Description of the task: Extract the lines that carry the string "document" from the listing.

— begin Entries —

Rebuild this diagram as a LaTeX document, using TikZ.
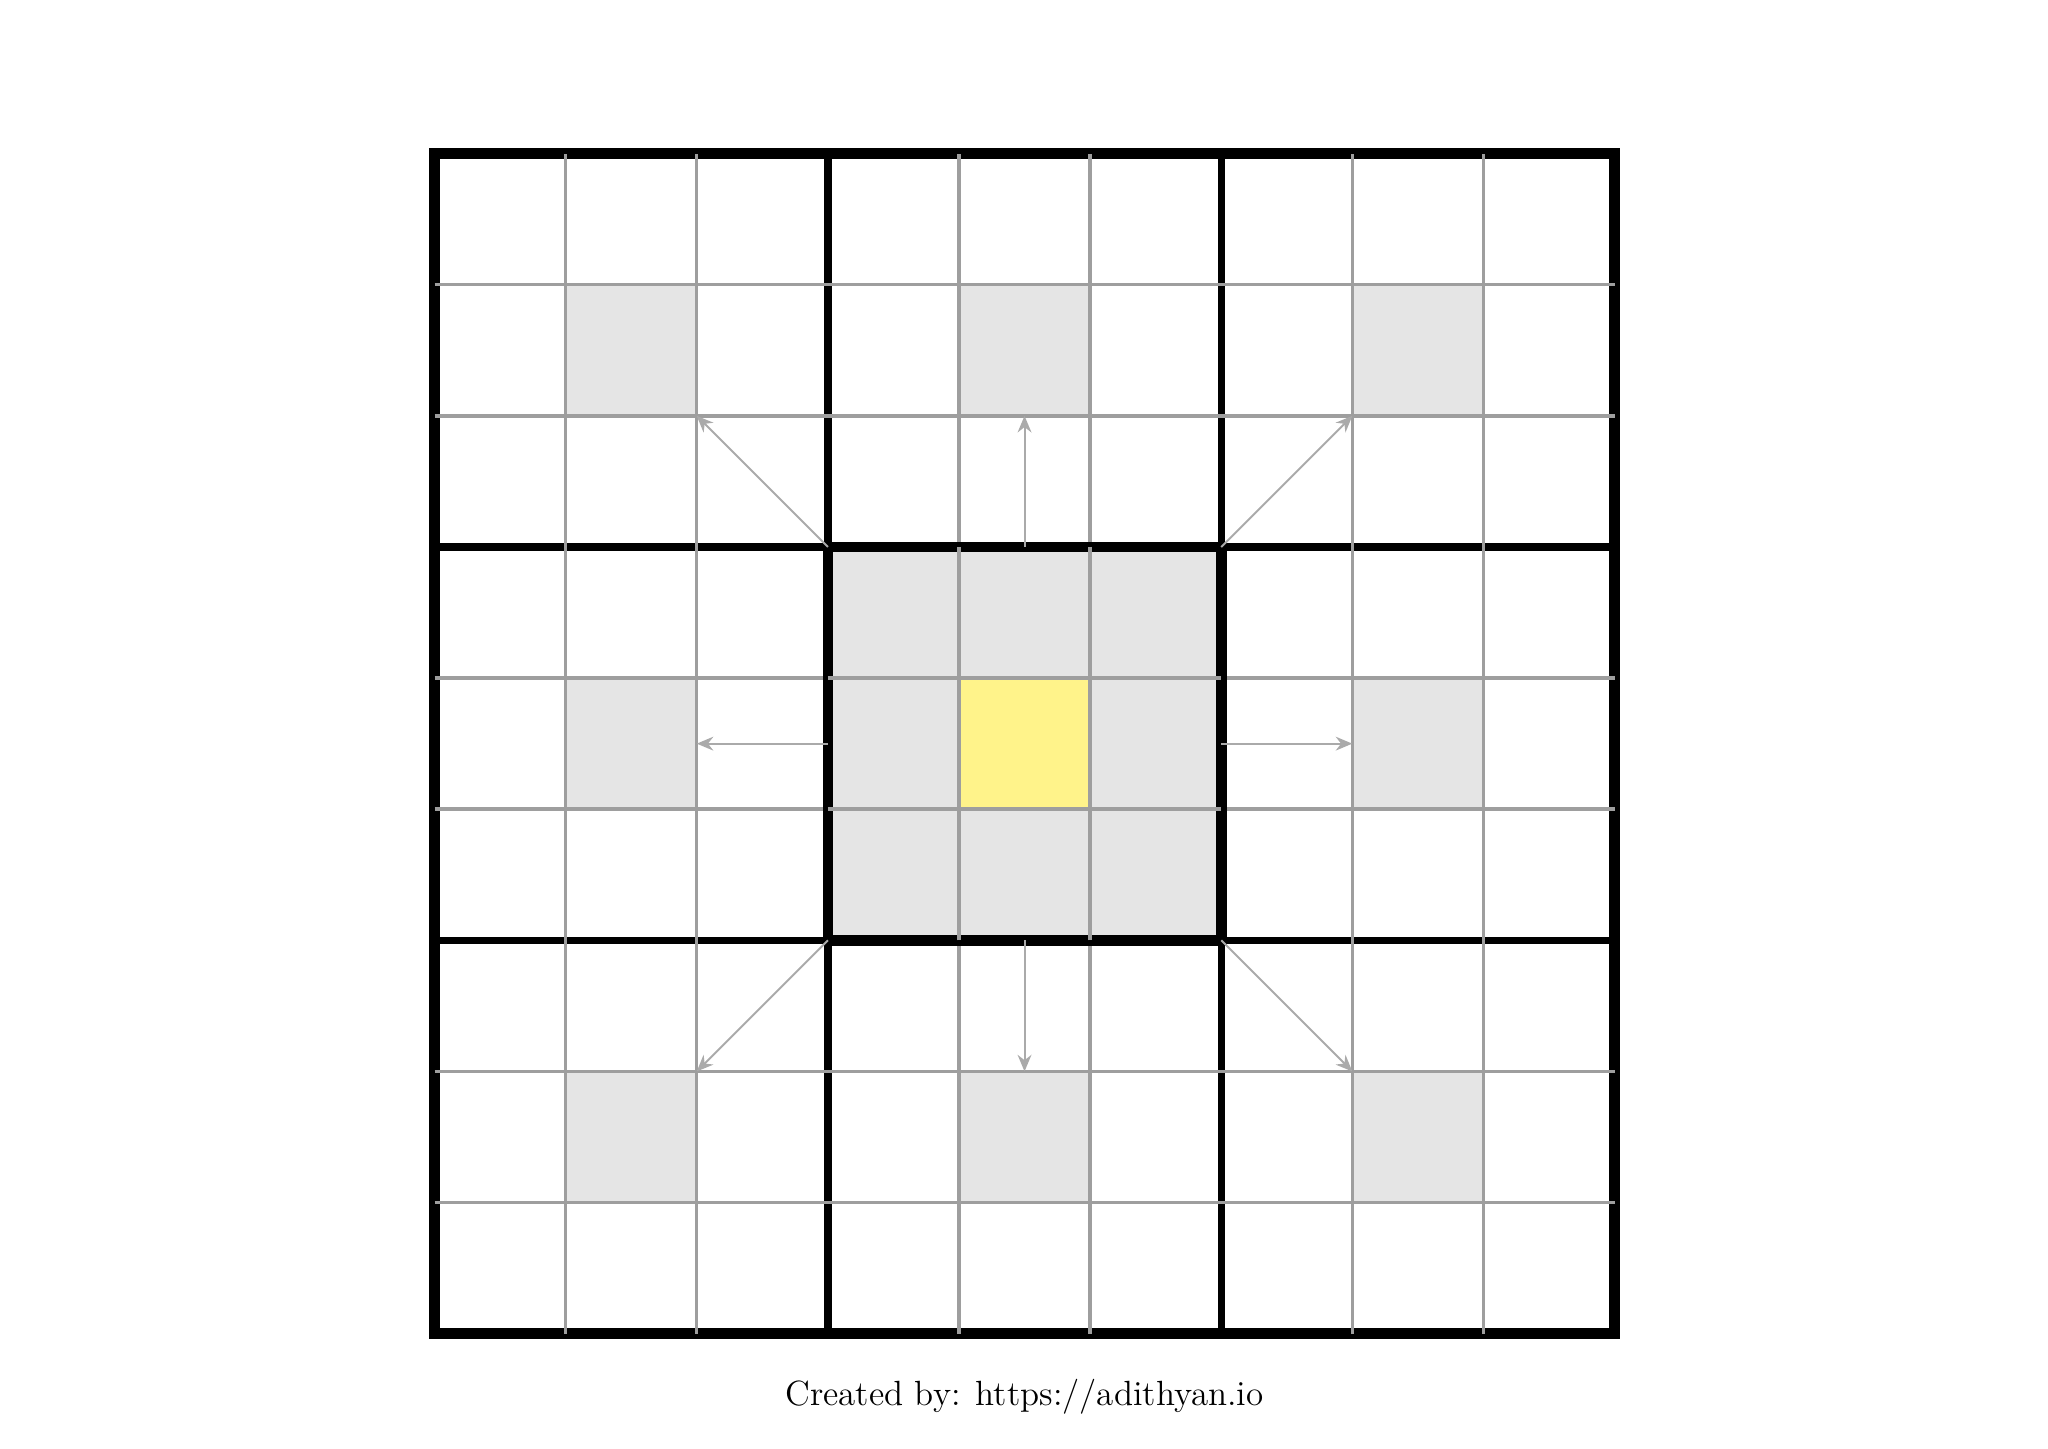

— end Entries —
— begin Entries —

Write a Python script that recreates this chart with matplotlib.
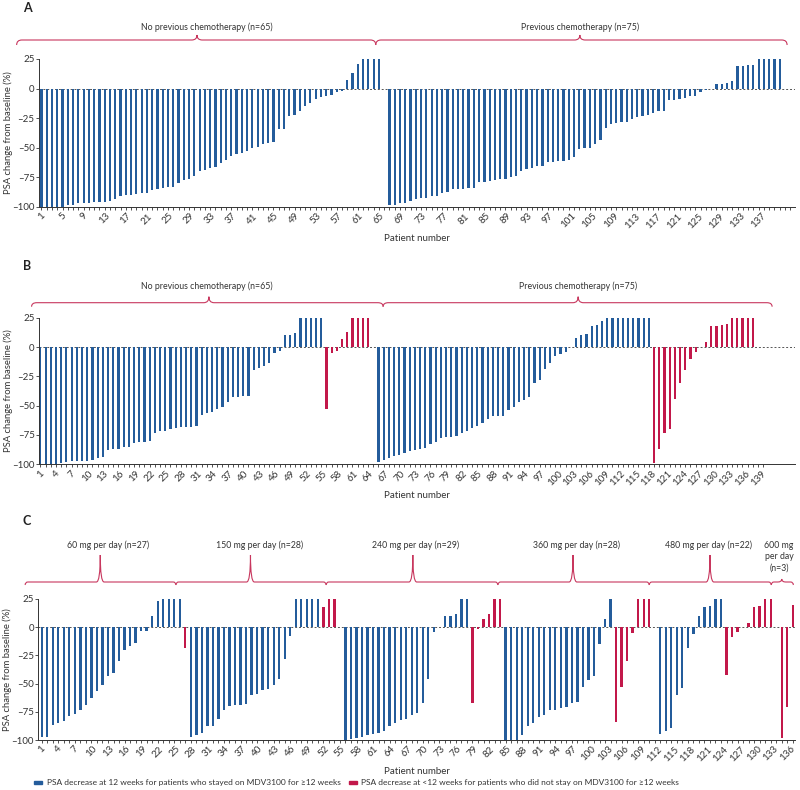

— end Entries —
— begin Entries —

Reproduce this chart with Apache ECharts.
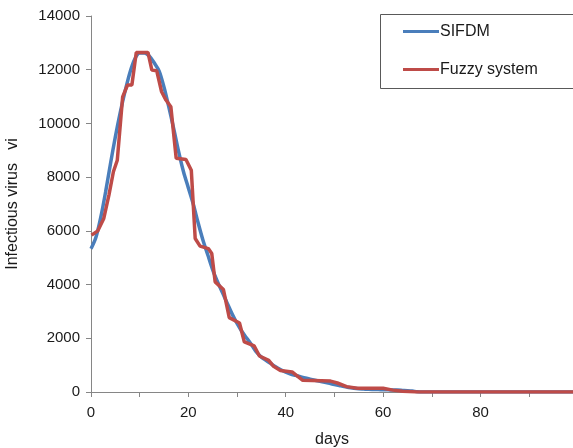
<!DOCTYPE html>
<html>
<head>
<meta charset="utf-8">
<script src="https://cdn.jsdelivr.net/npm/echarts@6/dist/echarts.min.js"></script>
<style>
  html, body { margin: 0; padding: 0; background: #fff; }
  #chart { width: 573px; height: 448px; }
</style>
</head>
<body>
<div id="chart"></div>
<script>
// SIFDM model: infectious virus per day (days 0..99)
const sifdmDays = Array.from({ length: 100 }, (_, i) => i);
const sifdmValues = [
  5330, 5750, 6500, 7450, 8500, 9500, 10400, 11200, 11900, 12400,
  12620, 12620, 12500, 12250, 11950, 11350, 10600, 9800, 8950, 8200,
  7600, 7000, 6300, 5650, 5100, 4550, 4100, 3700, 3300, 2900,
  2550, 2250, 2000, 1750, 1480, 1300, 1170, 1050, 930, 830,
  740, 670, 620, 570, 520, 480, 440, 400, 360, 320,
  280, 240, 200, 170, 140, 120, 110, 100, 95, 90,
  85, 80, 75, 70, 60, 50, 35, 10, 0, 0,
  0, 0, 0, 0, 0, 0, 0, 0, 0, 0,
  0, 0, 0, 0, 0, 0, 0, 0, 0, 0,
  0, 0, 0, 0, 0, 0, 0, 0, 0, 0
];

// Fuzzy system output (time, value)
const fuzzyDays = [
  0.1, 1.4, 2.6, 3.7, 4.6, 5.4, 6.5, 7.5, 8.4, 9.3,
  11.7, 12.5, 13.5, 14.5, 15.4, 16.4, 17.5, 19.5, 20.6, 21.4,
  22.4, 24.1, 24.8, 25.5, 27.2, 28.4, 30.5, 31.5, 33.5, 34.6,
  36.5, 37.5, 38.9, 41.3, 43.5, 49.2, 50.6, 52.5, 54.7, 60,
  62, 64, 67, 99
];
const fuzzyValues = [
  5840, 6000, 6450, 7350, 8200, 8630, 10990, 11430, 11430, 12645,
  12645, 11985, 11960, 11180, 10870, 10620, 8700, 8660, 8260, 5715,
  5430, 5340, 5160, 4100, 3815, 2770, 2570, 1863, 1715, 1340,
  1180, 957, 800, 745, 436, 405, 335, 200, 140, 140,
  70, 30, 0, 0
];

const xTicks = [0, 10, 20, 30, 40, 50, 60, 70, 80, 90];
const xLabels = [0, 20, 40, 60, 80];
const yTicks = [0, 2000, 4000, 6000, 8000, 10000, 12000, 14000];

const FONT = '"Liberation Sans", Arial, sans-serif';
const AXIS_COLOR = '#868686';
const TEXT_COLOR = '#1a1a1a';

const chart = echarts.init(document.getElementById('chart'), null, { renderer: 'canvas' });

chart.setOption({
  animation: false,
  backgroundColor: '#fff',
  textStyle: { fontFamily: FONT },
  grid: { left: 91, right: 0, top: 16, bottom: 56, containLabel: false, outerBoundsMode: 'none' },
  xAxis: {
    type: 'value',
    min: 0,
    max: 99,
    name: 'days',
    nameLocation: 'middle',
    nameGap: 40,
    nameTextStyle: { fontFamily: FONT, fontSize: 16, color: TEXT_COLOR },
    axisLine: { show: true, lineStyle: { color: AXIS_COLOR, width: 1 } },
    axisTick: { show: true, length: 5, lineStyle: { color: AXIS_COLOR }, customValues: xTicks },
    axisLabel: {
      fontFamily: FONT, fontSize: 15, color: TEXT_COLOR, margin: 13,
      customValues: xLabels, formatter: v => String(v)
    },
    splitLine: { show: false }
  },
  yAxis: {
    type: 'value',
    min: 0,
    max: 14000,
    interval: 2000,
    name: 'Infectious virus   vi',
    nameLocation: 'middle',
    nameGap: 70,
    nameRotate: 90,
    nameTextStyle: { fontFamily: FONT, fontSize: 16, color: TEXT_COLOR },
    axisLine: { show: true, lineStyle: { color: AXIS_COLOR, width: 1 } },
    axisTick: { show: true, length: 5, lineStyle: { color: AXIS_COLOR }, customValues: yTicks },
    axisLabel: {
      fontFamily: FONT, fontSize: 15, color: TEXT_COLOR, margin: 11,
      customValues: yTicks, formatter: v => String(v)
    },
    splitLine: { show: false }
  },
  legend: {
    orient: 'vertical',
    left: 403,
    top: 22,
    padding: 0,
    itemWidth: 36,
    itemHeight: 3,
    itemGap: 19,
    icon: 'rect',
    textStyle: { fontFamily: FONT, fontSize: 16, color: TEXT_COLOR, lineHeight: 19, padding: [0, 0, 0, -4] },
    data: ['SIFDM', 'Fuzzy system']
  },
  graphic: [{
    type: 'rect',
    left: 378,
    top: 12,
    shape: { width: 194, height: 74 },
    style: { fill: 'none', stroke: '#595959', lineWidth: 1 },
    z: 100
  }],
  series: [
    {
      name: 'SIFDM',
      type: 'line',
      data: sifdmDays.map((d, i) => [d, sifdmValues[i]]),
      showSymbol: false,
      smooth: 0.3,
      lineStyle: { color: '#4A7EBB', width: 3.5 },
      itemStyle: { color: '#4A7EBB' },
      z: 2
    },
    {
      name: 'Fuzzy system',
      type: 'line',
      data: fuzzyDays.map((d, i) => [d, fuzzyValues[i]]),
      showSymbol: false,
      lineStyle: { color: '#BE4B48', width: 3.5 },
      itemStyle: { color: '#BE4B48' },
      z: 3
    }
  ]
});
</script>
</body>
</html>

— end Entries —

Complete answer:
Rebuild this diagram as a LaTeX document, using TikZ.
const chart = echarts.init(document.getElementById('chart'), null, { renderer: 'canvas' });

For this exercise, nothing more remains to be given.